Türkiye'de çırak ve kalfa ihtiyacının karşılanmasıyla ilgili gerçekten çok büyük bir açığı kapatıyor ve mesleki eğitim merkezleri 25 Aralık'ta yapmış olduğumuz kanun değişikliğiyle inanılmaz bir ivme kazandı. 159 bin olan tüm Türkiye'deki çırak ve kalfa sayısı, İstanbul Sanayi Odasının 70. yıl dönümüne katıldığınız zaman 510 bin demiştim, bugün 520 bin. Hedefimiz, 2022 yılının sonunda 1 milyon gencimizi mesleki eğitim merkezleriyle buluşturmak. İnşallah ben inanıyorum ki temmuz ve ağustos ayını çok verimli bir şekilde geçirirsek eylülün başında 750 bin rakamına ulaşabileceğiz.

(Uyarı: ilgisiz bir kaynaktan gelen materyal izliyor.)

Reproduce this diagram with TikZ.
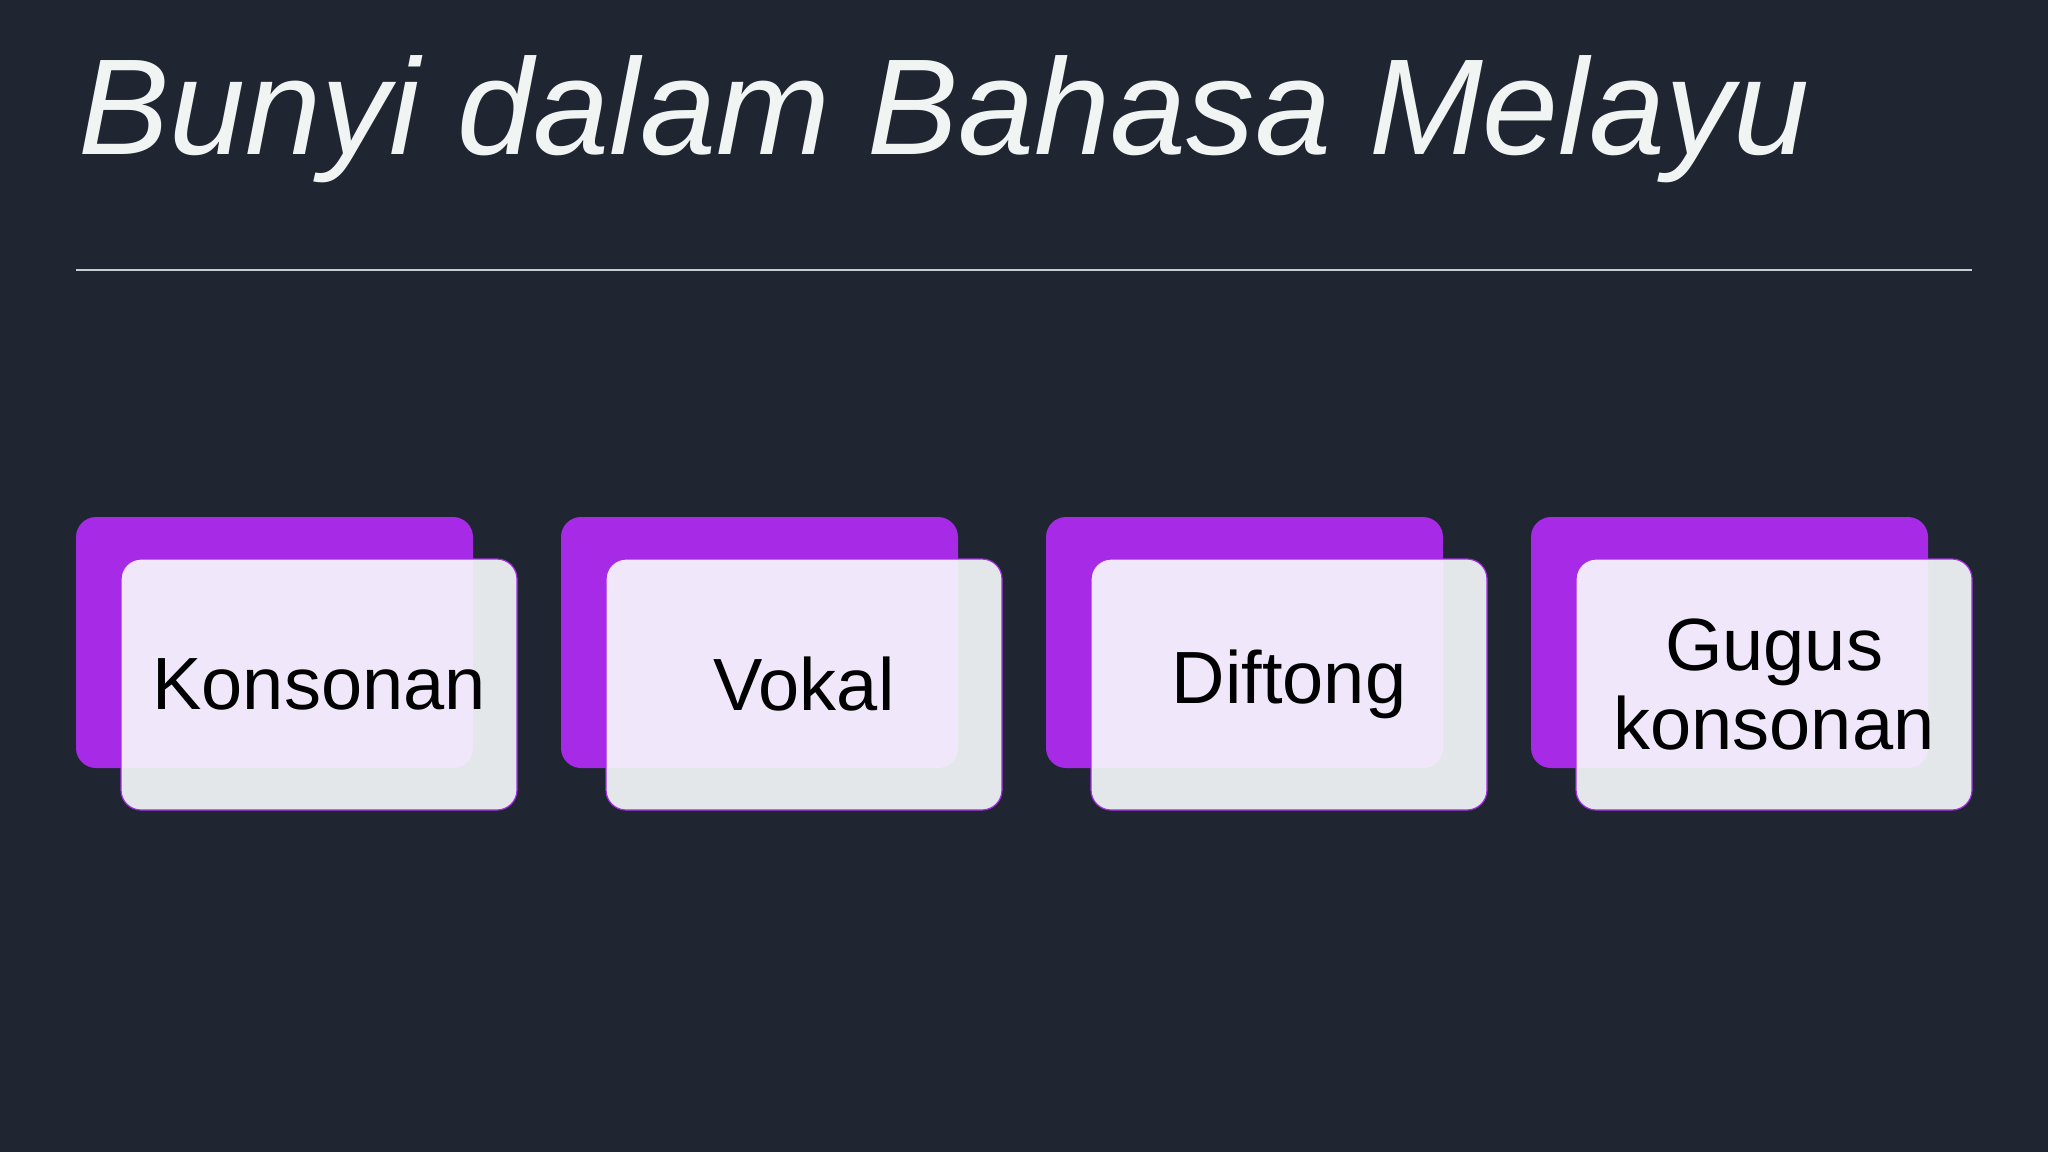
\documentclass[tikz,border=0pt]{standalone}
\usepackage{fontspec}
\setmainfont{Liberation Sans}
\usetikzlibrary{positioning}
\definecolor{slate}{RGB}{31,38,49}
\definecolor{violet}{RGB}{166,42,230}
\definecolor{rulegray}{RGB}{200,205,210}
\definecolor{paper}{RGB}{250,252,253}

\begin{document}
\begin{tikzpicture}[x=0.5pt,y=-0.5pt,
    backcard/.style={rectangle,rounded corners=10pt,fill=violet,draw=none,
        minimum width=198.5pt,minimum height=125.5pt,inner sep=0pt},
    frontcard/.style={rectangle,rounded corners=10pt,fill=paper,fill opacity=0.9,
        text opacity=1,draw=violet,line width=0.6pt,
        minimum width=198pt,minimum height=125.5pt,inner sep=0pt,
        align=center,font=\fontsize{37pt}{39.5pt}\selectfont,text=black}]
% background
\fill[slate] (0,0) rectangle (2048,1152);
\useasboundingbox (0,0) rectangle (2048,1152);

% title and rule
\node[anchor=base west,inner sep=0pt,text={rgb,255:red,240;green,244;blue,243},
    font=\fontsize{68.3pt}{80pt}\selectfont\itshape] (title) at (78,154)
    {Bunyi dalam Bahasa Melayu};
\coordinate (ruleL) at (76,270);
\coordinate (ruleR) at (1972,270);
\draw[rulegray,line width=0.75pt] (ruleL) -- (ruleR);

% the four cards
\foreach \name/\txt [count=\i from 0] in {kons/Konsonan,vokal/Vokal,dift/Diftong,gugus/{Gugus\\konsonan}} {
    \node[backcard] (\name-back) at ({274.5+485*\i},642.5) {};
    \node[frontcard] (\name) at ({319+485*\i},684.5) {\txt};
}

\end{tikzpicture}
\end{document}
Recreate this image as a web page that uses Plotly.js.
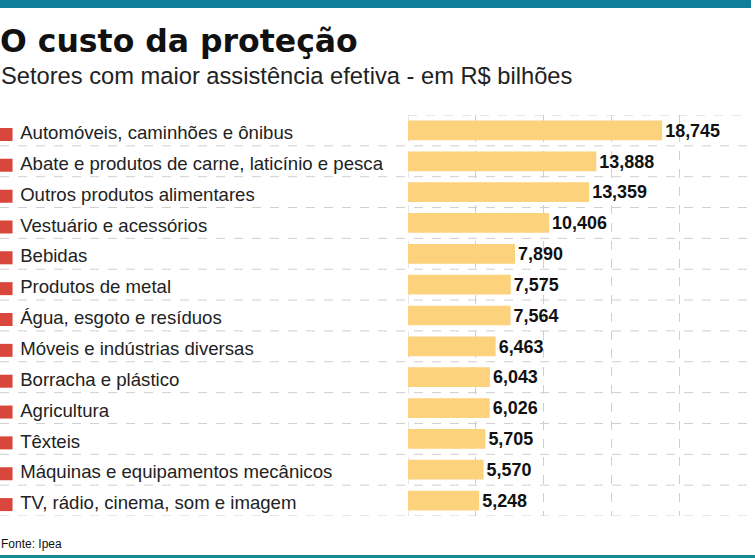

Nasıl ki birinci dönemin sonunda tüm öğretmenlerimize ve idari personelimize bu performanslarından dolayı başarı belgesi verdiysek bugün itibarıyla ikinci başarı belgesini de gönderdik. Dolayısıyla Millî Eğitim tarihinde ilk defa tüm öğretmen ve idari personele bir yılda iki defa başarı belgesinin verildiği bir döneme şahit olduk çünkü bu, çok kritiktir. Tarihe bir not düşmekti. Biz öğretmenlerimiz, öğrencilerimiz, anne babalarımız ve velilerimizle tüm topluma şunu gösterdik: Kurallara riayet edersek okullar, bir toplumdaki en güvenli yerlerdir; bu, bir... İki: Okullar sadece eğitimin yapıldığı yerler değildir. Okullar aynı zamanda çocuklarımızın psikolojik gelişimlerini, sosyal gelişimlerini, duygusal gelişimlerini destekleyerek akran eğitimi, ortak kültür, sanat, spor aktivitelerini yaptıkları mekânlar...'' dedi.